§ **Task description**
Include in the output only the lines from the opening of the records through the line containing "(mr) -- (med.east);", each printed exactly; pictures are omitted.

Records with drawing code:
########################################
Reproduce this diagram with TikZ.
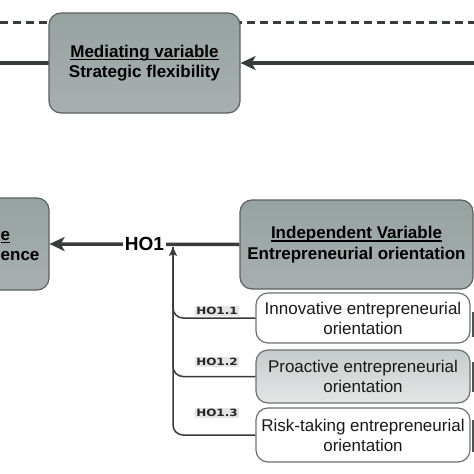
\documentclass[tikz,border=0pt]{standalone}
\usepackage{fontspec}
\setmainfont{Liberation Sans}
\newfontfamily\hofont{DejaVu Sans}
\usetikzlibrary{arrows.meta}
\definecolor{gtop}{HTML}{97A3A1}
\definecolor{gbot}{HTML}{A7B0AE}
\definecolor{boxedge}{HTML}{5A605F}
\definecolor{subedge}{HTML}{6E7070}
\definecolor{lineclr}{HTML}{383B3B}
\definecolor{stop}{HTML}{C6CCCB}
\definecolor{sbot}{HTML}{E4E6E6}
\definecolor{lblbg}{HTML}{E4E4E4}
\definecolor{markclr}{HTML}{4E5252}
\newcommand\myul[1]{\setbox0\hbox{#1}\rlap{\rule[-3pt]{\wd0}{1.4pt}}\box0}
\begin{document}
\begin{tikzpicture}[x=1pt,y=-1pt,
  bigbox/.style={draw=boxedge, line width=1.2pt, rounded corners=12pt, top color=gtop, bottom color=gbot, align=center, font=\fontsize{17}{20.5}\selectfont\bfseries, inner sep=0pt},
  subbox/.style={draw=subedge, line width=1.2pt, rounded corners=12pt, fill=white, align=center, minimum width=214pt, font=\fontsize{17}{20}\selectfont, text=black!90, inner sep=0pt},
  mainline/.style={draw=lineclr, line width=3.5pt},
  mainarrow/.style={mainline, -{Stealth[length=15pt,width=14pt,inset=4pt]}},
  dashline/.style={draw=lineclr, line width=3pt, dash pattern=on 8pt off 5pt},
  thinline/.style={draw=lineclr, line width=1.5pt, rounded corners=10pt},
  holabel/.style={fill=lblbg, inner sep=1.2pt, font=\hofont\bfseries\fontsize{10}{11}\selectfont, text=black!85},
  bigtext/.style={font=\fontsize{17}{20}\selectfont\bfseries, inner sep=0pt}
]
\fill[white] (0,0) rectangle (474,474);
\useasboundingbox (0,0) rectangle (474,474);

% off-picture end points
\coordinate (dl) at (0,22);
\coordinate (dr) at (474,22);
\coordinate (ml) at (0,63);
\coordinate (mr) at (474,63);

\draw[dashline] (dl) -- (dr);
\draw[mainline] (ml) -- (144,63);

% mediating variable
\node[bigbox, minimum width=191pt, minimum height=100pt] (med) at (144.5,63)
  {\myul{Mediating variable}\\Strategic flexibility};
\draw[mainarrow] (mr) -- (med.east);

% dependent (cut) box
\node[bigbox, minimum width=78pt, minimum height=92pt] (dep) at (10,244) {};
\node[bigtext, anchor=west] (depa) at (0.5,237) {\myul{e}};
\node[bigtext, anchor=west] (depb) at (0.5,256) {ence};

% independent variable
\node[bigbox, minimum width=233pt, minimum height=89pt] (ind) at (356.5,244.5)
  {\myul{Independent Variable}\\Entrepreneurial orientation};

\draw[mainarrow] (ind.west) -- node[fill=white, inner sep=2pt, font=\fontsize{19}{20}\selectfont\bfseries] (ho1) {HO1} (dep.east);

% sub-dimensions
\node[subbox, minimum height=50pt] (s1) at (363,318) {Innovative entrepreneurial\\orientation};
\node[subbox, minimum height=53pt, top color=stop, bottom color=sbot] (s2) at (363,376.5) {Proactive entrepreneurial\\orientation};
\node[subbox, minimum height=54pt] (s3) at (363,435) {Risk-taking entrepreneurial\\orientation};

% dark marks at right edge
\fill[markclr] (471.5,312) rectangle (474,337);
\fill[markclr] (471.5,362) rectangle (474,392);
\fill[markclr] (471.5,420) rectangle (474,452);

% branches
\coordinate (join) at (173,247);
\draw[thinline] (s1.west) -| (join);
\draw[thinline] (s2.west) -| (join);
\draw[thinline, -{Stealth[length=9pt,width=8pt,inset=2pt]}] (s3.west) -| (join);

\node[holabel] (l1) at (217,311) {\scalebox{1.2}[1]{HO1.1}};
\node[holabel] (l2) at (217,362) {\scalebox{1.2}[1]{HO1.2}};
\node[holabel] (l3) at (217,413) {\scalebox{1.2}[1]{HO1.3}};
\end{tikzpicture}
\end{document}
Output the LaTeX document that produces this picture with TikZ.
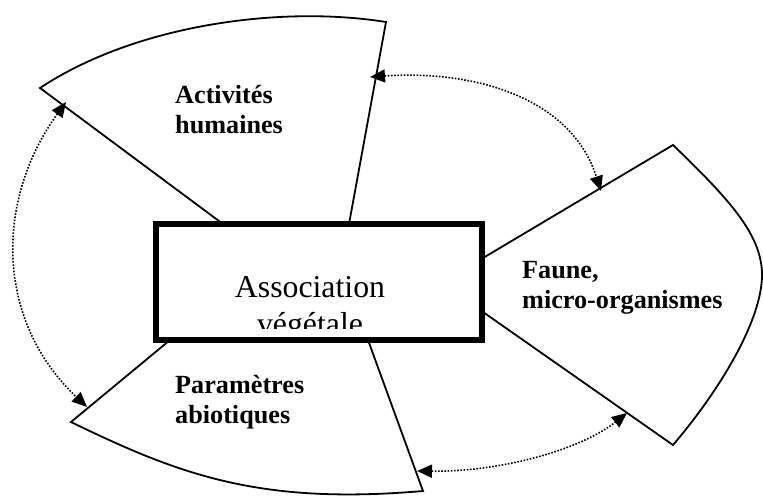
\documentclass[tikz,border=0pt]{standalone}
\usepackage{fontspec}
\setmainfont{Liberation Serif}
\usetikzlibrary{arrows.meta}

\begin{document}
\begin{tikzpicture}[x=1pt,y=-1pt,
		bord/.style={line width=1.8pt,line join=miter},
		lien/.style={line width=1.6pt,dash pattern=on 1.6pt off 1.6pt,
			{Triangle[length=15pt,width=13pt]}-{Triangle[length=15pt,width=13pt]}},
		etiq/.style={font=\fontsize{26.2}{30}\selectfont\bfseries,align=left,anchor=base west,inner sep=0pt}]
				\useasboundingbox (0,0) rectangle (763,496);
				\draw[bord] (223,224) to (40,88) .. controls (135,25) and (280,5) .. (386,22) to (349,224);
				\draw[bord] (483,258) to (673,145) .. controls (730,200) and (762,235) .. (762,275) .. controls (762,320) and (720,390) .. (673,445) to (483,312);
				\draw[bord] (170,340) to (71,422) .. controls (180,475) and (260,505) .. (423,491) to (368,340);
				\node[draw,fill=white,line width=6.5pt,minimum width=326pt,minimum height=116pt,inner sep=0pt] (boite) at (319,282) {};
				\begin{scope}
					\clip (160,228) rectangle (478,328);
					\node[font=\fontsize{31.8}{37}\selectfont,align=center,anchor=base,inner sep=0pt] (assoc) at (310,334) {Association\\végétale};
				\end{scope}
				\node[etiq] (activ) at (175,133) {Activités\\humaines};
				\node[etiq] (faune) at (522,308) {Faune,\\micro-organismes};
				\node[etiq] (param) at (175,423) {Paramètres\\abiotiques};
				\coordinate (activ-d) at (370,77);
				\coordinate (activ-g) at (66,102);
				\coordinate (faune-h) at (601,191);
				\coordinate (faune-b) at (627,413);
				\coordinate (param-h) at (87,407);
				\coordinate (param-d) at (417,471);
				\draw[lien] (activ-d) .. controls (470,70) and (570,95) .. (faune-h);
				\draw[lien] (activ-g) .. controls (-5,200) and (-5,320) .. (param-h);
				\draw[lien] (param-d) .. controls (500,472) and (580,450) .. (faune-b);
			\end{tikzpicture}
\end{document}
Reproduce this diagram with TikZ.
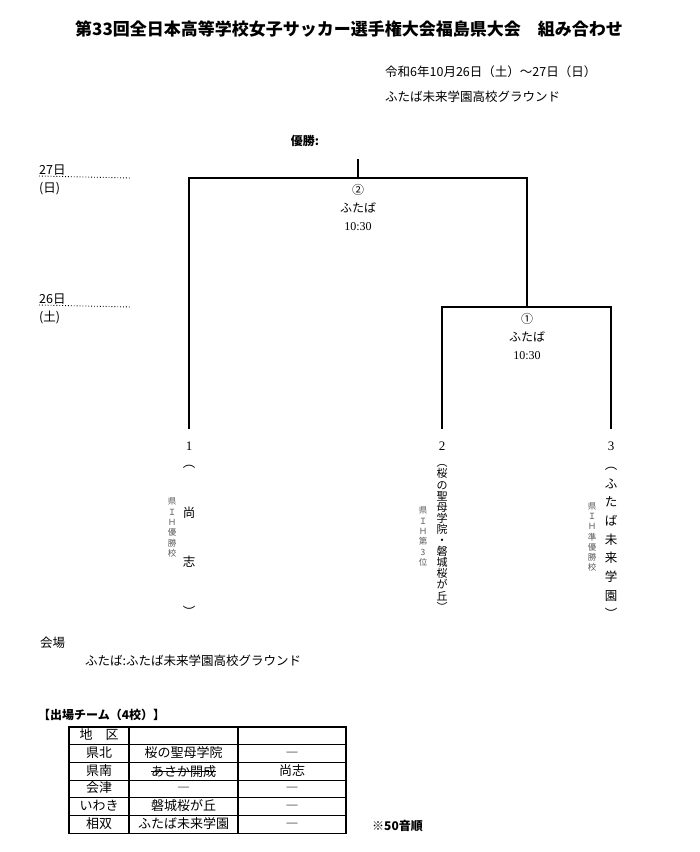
########################################
§ **Reply to the task**
Reproduce this diagram with TikZ.
\documentclass[tikz,border=0pt]{standalone}
\usepackage{fontspec}
\setmainfont{Liberation Sans}
\newfontfamily\hofont{DejaVu Sans}
\usetikzlibrary{arrows.meta}
\definecolor{gtop}{HTML}{97A3A1}
\definecolor{gbot}{HTML}{A7B0AE}
\definecolor{boxedge}{HTML}{5A605F}
\definecolor{subedge}{HTML}{6E7070}
\definecolor{lineclr}{HTML}{383B3B}
\definecolor{stop}{HTML}{C6CCCB}
\definecolor{sbot}{HTML}{E4E6E6}
\definecolor{lblbg}{HTML}{E4E4E4}
\definecolor{markclr}{HTML}{4E5252}
\newcommand\myul[1]{\setbox0\hbox{#1}\rlap{\rule[-3pt]{\wd0}{1.4pt}}\box0}
\begin{document}
\begin{tikzpicture}[x=1pt,y=-1pt,
  bigbox/.style={draw=boxedge, line width=1.2pt, rounded corners=12pt, top color=gtop, bottom color=gbot, align=center, font=\fontsize{17}{20.5}\selectfont\bfseries, inner sep=0pt},
  subbox/.style={draw=subedge, line width=1.2pt, rounded corners=12pt, fill=white, align=center, minimum width=214pt, font=\fontsize{17}{20}\selectfont, text=black!90, inner sep=0pt},
  mainline/.style={draw=lineclr, line width=3.5pt},
  mainarrow/.style={mainline, -{Stealth[length=15pt,width=14pt,inset=4pt]}},
  dashline/.style={draw=lineclr, line width=3pt, dash pattern=on 8pt off 5pt},
  thinline/.style={draw=lineclr, line width=1.5pt, rounded corners=10pt},
  holabel/.style={fill=lblbg, inner sep=1.2pt, font=\hofont\bfseries\fontsize{10}{11}\selectfont, text=black!85},
  bigtext/.style={font=\fontsize{17}{20}\selectfont\bfseries, inner sep=0pt}
]
\fill[white] (0,0) rectangle (474,474);
\useasboundingbox (0,0) rectangle (474,474);

% off-picture end points
\coordinate (dl) at (0,22);
\coordinate (dr) at (474,22);
\coordinate (ml) at (0,63);
\coordinate (mr) at (474,63);

\draw[dashline] (dl) -- (dr);
\draw[mainline] (ml) -- (144,63);

% mediating variable
\node[bigbox, minimum width=191pt, minimum height=100pt] (med) at (144.5,63)
  {\myul{Mediating variable}\\Strategic flexibility};
\draw[mainarrow] (mr) -- (med.east);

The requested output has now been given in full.